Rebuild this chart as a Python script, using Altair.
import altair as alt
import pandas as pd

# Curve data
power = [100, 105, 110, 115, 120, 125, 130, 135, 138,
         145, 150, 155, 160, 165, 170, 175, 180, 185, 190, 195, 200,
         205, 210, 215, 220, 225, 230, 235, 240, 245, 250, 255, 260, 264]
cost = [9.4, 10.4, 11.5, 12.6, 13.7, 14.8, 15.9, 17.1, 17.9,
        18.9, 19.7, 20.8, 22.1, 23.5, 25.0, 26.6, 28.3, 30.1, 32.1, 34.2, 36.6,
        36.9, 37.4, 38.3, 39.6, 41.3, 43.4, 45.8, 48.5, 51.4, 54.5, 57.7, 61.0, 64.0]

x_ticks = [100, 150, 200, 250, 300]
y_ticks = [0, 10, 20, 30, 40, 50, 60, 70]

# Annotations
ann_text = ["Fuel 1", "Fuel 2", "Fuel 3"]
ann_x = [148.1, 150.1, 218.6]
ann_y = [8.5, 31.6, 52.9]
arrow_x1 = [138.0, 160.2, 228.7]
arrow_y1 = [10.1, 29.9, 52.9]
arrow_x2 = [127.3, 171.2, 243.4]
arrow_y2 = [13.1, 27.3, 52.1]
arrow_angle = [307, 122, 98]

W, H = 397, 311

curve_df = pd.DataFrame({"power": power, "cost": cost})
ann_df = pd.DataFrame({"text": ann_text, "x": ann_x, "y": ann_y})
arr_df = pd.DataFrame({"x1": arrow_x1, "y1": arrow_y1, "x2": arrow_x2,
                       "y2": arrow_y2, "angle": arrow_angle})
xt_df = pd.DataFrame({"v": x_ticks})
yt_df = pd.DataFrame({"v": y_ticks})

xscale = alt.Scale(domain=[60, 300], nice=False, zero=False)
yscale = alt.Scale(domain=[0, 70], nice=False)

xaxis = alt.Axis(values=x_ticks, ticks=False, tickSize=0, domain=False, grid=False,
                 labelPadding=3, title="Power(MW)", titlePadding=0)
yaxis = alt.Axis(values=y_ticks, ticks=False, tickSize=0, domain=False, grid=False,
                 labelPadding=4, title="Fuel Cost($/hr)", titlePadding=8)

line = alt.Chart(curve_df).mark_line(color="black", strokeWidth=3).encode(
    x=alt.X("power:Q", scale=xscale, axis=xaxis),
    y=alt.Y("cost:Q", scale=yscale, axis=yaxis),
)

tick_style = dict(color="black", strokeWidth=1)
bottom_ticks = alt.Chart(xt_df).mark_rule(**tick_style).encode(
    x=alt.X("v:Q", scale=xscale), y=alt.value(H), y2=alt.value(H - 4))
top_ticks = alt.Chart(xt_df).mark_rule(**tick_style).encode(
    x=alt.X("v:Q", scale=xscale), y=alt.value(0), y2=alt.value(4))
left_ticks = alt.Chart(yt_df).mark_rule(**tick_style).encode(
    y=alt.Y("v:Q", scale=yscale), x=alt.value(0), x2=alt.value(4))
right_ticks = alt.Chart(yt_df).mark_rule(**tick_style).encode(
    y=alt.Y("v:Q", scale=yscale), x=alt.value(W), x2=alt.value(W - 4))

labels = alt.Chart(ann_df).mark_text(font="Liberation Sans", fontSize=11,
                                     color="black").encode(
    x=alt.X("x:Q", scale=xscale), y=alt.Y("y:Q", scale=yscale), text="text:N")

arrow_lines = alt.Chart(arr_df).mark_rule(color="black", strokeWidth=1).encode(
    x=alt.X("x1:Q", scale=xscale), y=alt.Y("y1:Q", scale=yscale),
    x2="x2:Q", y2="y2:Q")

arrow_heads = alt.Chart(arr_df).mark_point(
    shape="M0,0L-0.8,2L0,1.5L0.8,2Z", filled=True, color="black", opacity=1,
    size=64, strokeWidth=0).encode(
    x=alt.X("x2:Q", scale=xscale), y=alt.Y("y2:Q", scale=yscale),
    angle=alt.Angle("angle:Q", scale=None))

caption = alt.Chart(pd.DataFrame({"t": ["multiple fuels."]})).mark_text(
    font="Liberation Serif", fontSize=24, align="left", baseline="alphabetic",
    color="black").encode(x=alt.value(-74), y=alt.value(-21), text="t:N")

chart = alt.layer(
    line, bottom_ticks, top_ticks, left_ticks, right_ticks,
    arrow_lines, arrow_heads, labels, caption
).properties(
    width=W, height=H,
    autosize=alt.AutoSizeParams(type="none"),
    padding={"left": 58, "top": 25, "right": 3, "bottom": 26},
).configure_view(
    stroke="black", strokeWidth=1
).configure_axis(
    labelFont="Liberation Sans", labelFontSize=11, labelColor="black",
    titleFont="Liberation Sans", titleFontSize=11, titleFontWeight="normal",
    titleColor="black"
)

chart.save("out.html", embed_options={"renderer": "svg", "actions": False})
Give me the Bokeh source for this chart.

======

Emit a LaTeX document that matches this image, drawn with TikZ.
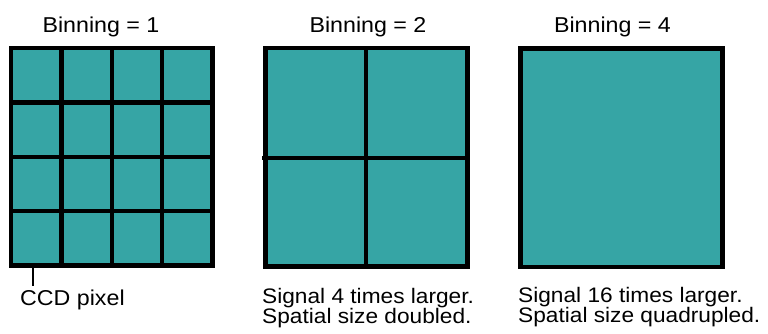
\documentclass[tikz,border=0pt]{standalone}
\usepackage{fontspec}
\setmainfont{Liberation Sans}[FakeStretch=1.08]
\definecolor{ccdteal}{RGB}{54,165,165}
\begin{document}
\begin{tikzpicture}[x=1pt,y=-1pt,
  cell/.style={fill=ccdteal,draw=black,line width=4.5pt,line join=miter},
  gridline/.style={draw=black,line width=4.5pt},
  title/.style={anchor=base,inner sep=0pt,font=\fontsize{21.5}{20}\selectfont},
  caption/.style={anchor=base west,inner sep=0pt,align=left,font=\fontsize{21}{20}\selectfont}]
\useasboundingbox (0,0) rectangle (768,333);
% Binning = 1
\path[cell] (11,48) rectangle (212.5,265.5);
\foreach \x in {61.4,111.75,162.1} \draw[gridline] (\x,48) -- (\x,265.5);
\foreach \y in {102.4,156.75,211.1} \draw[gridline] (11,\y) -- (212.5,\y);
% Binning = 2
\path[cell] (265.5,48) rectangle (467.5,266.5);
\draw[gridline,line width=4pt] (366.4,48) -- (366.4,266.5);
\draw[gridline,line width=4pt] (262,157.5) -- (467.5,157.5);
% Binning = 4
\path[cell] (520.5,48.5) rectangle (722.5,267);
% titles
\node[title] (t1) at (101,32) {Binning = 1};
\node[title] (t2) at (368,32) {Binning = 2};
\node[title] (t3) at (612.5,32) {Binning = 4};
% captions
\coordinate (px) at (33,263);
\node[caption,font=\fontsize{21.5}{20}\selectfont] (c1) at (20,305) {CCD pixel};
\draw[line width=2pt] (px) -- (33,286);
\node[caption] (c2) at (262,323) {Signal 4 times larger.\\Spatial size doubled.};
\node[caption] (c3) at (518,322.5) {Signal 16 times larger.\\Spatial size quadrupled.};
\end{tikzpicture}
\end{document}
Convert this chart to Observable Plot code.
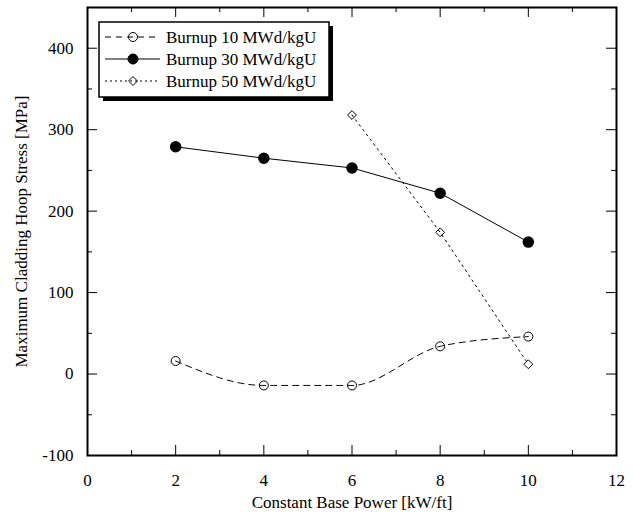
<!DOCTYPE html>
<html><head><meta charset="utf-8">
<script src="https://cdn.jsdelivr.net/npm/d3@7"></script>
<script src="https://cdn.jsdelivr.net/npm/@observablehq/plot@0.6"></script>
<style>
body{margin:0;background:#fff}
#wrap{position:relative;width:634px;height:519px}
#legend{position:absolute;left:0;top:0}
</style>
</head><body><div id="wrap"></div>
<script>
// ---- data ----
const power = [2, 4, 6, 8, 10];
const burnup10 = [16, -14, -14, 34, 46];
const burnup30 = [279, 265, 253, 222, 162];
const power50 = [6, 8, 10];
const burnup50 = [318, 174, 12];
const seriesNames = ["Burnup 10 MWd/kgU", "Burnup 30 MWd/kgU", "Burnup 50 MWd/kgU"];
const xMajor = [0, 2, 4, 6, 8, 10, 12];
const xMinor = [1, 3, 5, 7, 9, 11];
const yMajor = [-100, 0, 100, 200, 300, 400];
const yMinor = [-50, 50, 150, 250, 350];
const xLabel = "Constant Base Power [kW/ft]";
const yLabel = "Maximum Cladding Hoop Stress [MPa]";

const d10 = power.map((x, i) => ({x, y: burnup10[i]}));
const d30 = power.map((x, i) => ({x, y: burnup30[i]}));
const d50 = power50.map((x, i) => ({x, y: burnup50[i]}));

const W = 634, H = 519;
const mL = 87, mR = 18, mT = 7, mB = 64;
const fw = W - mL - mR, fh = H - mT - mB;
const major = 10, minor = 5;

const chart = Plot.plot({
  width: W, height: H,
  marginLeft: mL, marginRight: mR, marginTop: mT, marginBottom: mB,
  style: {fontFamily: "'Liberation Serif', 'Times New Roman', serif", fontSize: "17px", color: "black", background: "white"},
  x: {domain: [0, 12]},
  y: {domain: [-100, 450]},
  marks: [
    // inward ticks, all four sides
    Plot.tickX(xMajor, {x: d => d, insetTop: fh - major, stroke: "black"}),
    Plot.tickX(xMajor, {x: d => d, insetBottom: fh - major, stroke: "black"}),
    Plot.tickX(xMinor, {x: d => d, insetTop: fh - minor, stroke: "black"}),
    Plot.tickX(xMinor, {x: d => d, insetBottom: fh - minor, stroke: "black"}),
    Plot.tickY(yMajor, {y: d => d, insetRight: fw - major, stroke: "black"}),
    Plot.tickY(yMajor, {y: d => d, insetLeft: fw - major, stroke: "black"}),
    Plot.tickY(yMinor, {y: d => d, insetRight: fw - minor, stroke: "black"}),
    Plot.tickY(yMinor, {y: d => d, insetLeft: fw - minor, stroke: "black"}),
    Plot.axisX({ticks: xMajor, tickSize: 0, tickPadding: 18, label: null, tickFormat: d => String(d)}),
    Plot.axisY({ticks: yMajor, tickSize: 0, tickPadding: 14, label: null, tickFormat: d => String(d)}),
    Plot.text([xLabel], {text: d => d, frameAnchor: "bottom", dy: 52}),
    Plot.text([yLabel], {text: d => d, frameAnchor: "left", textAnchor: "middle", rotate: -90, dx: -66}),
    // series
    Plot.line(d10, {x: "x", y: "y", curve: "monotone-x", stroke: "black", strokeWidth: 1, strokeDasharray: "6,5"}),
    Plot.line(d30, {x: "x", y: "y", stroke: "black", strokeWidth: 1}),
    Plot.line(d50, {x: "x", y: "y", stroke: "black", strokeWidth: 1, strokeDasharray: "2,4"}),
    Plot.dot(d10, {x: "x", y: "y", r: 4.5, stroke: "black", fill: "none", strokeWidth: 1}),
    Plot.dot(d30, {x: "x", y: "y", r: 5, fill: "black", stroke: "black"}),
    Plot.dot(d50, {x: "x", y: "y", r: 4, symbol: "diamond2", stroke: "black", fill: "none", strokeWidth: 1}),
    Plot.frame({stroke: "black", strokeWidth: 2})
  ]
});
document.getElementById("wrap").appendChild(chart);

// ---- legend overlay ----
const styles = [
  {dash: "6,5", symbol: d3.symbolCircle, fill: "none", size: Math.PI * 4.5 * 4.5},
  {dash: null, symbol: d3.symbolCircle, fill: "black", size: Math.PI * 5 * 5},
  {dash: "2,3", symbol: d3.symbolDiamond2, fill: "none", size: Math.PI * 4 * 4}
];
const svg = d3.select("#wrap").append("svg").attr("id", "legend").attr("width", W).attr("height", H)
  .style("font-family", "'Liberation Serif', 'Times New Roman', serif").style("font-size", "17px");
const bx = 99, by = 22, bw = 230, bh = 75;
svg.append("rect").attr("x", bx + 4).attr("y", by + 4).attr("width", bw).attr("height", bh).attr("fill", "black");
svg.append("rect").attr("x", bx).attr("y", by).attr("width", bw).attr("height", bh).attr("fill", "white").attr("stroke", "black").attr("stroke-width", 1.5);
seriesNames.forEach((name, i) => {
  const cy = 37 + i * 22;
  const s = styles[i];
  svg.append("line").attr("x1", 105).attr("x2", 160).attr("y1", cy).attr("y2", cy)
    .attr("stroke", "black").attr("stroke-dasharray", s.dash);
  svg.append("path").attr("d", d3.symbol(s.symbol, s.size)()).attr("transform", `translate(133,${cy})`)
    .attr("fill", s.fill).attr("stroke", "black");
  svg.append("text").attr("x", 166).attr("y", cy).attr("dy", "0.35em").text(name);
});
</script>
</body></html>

======

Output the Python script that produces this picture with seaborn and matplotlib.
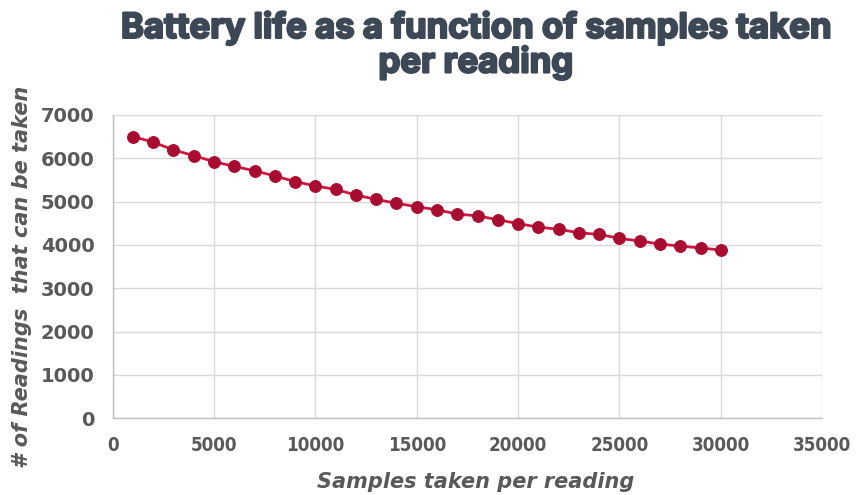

======

Take the listing above and repeat exactly the lines from the one containing "Rebuild this chart" through the one containing "y_ticks = [0, 10, 20, 30, 40, 50, 60, 70]", both included.

Rebuild this chart as a Python script, using Altair.
import altair as alt
import pandas as pd

# Curve data
power = [100, 105, 110, 115, 120, 125, 130, 135, 138,
         145, 150, 155, 160, 165, 170, 175, 180, 185, 190, 195, 200,
         205, 210, 215, 220, 225, 230, 235, 240, 245, 250, 255, 260, 264]
cost = [9.4, 10.4, 11.5, 12.6, 13.7, 14.8, 15.9, 17.1, 17.9,
        18.9, 19.7, 20.8, 22.1, 23.5, 25.0, 26.6, 28.3, 30.1, 32.1, 34.2, 36.6,
        36.9, 37.4, 38.3, 39.6, 41.3, 43.4, 45.8, 48.5, 51.4, 54.5, 57.7, 61.0, 64.0]

x_ticks = [100, 150, 200, 250, 300]
y_ticks = [0, 10, 20, 30, 40, 50, 60, 70]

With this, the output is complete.